Seja de forma diegética com Nina Simone no rádio, ou na trilha composta por Marco Beltrami e Buck Sanders o jazz embala quase todo momento fora da pista em Ford vs Ferrari , e como jazz o filme também tenta funcionar, deixando todo mundo ter seu momento de brilhar e apostando na proeza técnica de sua "banda", a quantidade de talento envolvida nesse projeto é invejável e rara, porém James Mangold (ou o estúdio) esqueceu que o que fez o ritmo ser atemporal não foi apenas a qualidade dos envolvidos e sim os riscos tomados no som e o mais importante: coração e alma.



O filme vai intercalando entre cenas de corrida que beiram (ou alcançam) a perfeição, e cenas sem inspiração nenhuma na tentativa de construir seus personagens. Mesmo com a cinematografia, o design de som e as atuações todos em completa sintonia, o roteiro genérico não deixa a história caminhar, seguindo a cartilha de biografia. Não há aspectos de estudo a se reclamar, com diálogo expositivo quase inexistente, não tem contradições de personagem, mas é completamente sem vida, o que não seria um problema se o filme escolhesse focar na parte mecânica da história e nos avanços tecnológicos que essa guerra automobilística causou. Porém ao escolher o lado humano da história faltou humanidade

O maior erro do roteiro foi vilanizar exageradamente o personagem interpretado por Josh Lucas para ter um "saco de pancada" no filme, alguém para atrair nosso ódio, mas seria melhor para o filme se essa função fosse dividida com Henry Ford II, o que o filme até tenta mostrar ao apresentá-lo com alguém mesquinho, porém de forma sutil demais, e contrapondo com momentos em que o coloca sob uma luz heroica como "o homem que venceu a guerra" (mesmo que dito por ele mesmo) e o pintando como um azarão ou alguém que precisa enfrentar as adversidades, mesmo falando aqui da maior empresa automobilística do mundo (pelo menos na época). Mesmo tentando diminuir o impacto disso com alguns comentários mal assados sobre capitalismo, o esqueleto da história é patriota e força a ideia de Estados Unidos vs Europa a todo momento.

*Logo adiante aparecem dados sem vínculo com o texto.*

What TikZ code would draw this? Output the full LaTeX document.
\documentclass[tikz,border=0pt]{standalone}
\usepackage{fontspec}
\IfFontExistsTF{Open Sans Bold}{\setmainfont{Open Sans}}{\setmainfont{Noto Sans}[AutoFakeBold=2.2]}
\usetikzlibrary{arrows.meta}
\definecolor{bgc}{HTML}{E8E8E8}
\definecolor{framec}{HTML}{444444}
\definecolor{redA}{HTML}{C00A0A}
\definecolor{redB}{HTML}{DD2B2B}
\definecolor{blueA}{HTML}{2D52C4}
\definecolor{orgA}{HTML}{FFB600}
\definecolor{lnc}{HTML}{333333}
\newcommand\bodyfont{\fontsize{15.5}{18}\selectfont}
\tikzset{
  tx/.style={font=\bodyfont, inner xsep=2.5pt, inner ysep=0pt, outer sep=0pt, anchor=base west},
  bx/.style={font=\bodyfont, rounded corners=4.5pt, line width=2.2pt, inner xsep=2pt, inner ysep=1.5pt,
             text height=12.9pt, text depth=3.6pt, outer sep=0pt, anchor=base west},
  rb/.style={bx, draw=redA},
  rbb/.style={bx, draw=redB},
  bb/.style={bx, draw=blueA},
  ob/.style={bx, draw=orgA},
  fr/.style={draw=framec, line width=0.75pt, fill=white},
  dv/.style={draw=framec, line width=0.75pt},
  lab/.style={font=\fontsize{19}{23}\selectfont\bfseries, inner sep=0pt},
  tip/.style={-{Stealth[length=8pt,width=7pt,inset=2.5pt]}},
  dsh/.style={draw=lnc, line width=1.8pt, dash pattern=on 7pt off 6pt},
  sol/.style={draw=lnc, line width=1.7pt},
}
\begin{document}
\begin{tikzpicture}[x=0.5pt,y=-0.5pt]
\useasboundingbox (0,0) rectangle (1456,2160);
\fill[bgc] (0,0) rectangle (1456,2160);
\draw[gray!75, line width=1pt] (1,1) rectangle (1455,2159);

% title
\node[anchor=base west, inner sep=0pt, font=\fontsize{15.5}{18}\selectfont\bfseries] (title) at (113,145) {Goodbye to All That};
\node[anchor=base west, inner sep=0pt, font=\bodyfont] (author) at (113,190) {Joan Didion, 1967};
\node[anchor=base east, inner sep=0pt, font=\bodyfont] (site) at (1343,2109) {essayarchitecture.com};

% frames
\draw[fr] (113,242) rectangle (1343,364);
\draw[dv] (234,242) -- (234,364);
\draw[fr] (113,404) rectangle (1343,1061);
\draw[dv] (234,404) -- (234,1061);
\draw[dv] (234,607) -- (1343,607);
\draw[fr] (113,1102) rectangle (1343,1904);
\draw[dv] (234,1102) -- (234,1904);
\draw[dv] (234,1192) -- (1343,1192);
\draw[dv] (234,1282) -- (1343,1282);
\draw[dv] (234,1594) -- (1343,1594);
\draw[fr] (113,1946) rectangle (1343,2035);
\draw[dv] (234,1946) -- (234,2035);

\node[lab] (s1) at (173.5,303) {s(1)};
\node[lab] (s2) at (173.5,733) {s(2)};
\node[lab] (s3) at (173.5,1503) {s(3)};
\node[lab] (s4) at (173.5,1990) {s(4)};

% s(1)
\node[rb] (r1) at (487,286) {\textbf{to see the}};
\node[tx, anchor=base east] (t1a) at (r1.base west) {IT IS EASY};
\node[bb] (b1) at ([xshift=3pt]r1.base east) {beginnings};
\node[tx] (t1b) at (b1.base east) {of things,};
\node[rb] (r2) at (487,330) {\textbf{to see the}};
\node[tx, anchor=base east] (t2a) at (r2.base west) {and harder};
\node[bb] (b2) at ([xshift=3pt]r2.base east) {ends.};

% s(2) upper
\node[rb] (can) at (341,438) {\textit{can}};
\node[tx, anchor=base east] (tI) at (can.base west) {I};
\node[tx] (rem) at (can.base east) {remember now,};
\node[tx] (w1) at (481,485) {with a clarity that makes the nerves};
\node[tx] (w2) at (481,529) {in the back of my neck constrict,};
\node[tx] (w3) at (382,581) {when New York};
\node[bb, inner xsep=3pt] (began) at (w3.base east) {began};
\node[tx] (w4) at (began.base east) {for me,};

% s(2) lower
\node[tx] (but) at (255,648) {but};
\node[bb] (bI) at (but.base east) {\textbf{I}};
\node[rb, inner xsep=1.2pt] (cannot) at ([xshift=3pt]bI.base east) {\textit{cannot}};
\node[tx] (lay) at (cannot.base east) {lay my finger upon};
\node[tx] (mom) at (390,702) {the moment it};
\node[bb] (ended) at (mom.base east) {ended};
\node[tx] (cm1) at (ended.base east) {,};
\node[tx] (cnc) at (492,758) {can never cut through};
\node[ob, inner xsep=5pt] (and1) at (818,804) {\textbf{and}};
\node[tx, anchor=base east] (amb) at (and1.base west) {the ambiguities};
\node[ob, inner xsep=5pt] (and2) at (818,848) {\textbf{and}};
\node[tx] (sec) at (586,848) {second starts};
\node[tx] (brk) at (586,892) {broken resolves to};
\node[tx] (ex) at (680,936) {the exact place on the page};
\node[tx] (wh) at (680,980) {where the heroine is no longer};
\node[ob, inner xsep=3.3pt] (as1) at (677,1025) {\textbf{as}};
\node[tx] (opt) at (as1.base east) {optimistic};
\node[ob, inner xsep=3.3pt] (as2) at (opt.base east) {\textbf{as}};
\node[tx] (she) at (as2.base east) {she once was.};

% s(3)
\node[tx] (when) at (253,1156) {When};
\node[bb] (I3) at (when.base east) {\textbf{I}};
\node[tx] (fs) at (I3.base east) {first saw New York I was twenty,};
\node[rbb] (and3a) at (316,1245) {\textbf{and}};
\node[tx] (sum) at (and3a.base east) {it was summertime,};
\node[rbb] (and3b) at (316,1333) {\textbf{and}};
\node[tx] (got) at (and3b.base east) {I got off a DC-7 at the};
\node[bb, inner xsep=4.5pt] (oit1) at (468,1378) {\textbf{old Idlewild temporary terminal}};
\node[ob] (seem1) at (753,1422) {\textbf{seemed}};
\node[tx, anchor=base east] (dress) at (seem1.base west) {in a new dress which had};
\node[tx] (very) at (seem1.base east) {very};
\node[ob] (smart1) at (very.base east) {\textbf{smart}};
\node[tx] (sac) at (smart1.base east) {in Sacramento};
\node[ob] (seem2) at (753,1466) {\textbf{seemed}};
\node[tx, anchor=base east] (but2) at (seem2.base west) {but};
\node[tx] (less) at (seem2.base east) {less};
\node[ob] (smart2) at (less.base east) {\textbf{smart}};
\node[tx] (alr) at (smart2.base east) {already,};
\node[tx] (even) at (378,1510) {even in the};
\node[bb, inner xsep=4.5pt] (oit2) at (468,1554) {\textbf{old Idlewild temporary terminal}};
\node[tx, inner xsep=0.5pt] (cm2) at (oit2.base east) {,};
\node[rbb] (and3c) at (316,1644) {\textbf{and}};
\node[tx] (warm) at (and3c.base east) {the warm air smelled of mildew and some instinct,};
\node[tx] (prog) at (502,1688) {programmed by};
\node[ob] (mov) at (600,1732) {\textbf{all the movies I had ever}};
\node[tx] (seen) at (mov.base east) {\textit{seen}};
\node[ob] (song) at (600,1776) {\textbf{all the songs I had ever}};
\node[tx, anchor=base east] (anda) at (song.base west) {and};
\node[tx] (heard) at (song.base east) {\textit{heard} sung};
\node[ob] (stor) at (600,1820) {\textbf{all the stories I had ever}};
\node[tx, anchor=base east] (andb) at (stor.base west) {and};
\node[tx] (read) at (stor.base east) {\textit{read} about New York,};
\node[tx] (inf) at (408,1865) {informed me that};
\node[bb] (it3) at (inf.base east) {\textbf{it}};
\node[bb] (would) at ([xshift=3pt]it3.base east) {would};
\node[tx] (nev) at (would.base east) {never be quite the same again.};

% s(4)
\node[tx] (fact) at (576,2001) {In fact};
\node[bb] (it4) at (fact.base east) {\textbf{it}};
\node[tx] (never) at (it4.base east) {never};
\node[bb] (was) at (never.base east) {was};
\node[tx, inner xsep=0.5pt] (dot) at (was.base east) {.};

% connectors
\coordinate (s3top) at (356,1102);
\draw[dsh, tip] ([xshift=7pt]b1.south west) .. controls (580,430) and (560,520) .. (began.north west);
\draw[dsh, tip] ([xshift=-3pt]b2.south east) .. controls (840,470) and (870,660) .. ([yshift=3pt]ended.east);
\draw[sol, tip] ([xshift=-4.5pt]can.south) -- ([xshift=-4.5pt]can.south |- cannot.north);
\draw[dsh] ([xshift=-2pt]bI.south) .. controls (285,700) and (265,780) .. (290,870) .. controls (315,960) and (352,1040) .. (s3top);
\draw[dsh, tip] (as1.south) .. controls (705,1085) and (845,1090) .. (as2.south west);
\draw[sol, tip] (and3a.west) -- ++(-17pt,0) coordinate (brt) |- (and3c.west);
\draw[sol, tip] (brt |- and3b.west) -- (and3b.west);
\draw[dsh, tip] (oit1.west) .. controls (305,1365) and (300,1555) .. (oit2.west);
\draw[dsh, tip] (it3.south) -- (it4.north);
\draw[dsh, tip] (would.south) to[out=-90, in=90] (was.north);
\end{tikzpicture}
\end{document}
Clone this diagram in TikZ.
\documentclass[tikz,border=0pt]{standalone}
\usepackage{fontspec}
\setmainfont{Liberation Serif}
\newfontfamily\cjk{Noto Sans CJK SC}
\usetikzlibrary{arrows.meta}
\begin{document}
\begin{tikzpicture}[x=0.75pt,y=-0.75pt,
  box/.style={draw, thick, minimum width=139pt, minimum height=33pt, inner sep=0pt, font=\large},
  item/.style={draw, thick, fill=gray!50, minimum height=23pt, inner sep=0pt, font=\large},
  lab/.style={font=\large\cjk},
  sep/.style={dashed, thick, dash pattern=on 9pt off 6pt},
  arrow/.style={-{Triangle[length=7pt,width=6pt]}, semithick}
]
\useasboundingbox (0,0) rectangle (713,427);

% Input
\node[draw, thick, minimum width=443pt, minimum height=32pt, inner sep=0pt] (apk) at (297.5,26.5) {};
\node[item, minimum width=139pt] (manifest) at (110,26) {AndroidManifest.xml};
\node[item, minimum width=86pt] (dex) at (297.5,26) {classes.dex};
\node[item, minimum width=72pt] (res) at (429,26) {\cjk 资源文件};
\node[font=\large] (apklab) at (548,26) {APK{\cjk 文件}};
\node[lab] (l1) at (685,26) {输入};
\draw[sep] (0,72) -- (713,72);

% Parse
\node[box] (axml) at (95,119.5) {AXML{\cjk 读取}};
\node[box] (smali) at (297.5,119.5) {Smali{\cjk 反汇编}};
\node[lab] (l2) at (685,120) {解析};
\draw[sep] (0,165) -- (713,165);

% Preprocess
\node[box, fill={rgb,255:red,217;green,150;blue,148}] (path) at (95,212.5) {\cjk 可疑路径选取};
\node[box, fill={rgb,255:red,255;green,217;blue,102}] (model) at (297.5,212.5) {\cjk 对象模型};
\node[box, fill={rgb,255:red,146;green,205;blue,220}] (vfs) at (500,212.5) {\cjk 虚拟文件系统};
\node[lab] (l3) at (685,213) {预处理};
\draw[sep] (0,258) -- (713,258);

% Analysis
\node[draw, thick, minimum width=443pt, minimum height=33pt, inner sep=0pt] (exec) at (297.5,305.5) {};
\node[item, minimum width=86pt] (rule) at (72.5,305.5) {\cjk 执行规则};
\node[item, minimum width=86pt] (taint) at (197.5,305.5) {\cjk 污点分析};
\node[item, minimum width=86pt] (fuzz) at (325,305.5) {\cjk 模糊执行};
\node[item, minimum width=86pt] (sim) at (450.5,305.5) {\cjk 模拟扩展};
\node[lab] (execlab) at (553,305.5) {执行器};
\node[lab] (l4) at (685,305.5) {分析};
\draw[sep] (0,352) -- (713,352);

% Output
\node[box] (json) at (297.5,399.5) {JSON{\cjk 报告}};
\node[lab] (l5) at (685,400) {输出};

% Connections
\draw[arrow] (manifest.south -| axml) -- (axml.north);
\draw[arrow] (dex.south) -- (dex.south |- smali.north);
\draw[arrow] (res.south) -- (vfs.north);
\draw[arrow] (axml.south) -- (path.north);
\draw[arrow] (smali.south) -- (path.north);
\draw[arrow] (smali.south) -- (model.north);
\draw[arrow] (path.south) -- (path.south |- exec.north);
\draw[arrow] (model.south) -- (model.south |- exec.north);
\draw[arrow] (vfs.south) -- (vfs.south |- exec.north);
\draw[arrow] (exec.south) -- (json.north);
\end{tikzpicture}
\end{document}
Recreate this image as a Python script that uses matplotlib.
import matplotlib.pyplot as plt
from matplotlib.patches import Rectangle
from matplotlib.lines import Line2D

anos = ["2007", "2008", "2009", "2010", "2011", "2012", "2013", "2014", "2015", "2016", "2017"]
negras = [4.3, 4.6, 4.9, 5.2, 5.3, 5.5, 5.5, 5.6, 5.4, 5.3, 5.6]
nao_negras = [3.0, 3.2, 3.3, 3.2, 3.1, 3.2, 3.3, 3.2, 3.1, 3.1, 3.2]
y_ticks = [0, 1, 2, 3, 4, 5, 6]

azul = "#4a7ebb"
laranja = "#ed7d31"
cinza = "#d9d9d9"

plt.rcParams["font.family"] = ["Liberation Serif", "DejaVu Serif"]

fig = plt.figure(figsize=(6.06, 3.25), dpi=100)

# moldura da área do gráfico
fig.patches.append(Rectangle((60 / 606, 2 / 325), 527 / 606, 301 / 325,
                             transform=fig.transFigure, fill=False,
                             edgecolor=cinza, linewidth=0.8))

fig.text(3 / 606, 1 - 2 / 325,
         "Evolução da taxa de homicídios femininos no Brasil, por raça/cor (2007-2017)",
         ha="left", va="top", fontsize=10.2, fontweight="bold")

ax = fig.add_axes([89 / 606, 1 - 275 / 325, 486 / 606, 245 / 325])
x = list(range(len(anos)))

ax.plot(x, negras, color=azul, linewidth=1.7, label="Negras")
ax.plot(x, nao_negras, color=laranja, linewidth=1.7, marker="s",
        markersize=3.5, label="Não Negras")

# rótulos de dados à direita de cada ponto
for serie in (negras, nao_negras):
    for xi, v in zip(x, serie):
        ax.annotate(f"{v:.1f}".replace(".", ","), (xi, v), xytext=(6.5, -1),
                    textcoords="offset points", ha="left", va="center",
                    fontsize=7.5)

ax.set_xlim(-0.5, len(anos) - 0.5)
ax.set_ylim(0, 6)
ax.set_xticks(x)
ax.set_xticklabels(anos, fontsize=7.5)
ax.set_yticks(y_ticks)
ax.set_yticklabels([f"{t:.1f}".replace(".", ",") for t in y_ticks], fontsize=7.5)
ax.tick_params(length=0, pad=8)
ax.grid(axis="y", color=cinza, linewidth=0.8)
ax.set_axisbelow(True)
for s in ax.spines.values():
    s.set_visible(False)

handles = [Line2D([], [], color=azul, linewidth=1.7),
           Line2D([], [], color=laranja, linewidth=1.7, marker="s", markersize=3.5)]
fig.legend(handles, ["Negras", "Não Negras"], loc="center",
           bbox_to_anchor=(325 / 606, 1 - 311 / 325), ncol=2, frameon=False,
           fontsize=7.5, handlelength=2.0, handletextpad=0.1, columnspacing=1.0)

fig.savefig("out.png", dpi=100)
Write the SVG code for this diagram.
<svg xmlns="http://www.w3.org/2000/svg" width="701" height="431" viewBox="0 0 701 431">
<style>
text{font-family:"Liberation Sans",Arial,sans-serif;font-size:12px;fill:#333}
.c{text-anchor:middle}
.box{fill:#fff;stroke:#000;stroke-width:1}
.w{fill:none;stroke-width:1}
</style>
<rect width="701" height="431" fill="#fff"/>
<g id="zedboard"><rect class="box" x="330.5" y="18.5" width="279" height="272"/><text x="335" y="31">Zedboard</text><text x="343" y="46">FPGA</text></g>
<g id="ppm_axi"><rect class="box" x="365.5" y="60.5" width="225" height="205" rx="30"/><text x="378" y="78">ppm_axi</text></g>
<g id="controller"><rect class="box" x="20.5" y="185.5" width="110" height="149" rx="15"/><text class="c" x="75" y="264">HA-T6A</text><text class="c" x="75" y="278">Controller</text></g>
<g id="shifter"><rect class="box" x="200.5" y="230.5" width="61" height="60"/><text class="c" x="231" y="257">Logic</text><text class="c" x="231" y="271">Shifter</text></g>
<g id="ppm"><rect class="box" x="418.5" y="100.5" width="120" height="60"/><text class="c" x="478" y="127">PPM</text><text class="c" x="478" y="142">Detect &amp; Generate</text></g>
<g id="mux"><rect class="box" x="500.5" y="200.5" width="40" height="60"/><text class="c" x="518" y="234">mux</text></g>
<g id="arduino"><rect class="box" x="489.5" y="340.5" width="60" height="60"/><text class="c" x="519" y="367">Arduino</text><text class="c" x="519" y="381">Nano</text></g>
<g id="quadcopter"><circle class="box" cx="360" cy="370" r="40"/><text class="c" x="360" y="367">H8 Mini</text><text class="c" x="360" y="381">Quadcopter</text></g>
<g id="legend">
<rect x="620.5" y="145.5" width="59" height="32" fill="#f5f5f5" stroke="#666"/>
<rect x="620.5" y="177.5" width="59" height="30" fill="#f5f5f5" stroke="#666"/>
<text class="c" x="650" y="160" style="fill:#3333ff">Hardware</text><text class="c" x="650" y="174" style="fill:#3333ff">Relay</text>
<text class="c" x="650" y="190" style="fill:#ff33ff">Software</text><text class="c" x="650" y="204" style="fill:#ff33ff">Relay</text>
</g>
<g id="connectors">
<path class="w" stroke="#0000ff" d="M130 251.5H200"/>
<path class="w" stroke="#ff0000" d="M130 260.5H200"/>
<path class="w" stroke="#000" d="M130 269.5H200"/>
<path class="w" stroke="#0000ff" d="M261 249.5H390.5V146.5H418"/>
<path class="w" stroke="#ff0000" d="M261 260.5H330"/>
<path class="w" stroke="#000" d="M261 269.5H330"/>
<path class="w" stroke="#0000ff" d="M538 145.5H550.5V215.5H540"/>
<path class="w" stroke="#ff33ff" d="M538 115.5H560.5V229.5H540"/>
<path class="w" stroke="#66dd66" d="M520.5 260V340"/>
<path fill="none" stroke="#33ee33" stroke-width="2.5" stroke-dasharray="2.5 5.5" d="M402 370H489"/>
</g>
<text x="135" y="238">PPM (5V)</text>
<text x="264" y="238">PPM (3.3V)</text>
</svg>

Sobre as atuações, Christian Bale está excelente como sempre, Tracy Letts e Remo Girone convencem como os caricatos donos das empresas automobilísticas, Jon Bernthal rouba toda cena em que aparece (como já vinha fazendo durante a última década nos seus tradicionais 10 minutos por filme, a quantidade de grandes projetos que o mesmo enfileira é impressionante). Noah Jupe e Caitriona Balfe estão completamente funcionais nos papéis de esposa e filho genéricos de biografia, trabalhando bem com o pouco que recebem. Daria para trocar a esposa daqui pela outra esposa dirigida por Mangold em Johnny e June (2005) e não se notaria diferença alguma, mas lá rendeu um Oscar para Reese Witherspoon então não vou questionar seus métodos. Mesmo com tantos nomes de peso no elenco o show aqui é de Matt Damon que incorpora Carrol Shelby com perfeição mesmo não tendo nenhuma semelhança física com o mesmo, sendo o ator perfeito para esse sentimento sulista de entrega a seu trabalho e amor as pistas. Uma indicação garantida para melhor ator.




Cinema é uma mídia de diretor e parte de sua função é escolher e comandar a equipe.  Nisso James Mangold acertou em cheio, o design de som é fenomenal dentro e fora das pistas, a cinematografia é hipnotizante, a edição é precisa e o trabalho de dublês e efeitos práticos talvez sejam os melhores feitos em todo o ano de 2019, contendo apenas duas cenas em que o CGI é perceptível (não é nem ruim, apenas notável). Ao longo de suas duas horas e trinta e dois minutos o filme passa rápido mesmo com a já comentada falta de conexão com os personagens. Uma pena que boa parte da emoção fique reclusa as pistas. Talvez se arriscando mais no roteiro ou deixando o foco inteiramente na adrenalina de Le Mans nos anos 60 poderíamos ter aqui um clássico atemporal, mas o que temos no final é um bom filme que é parada obrigatória para fãs de automobilismo e cinema de ação.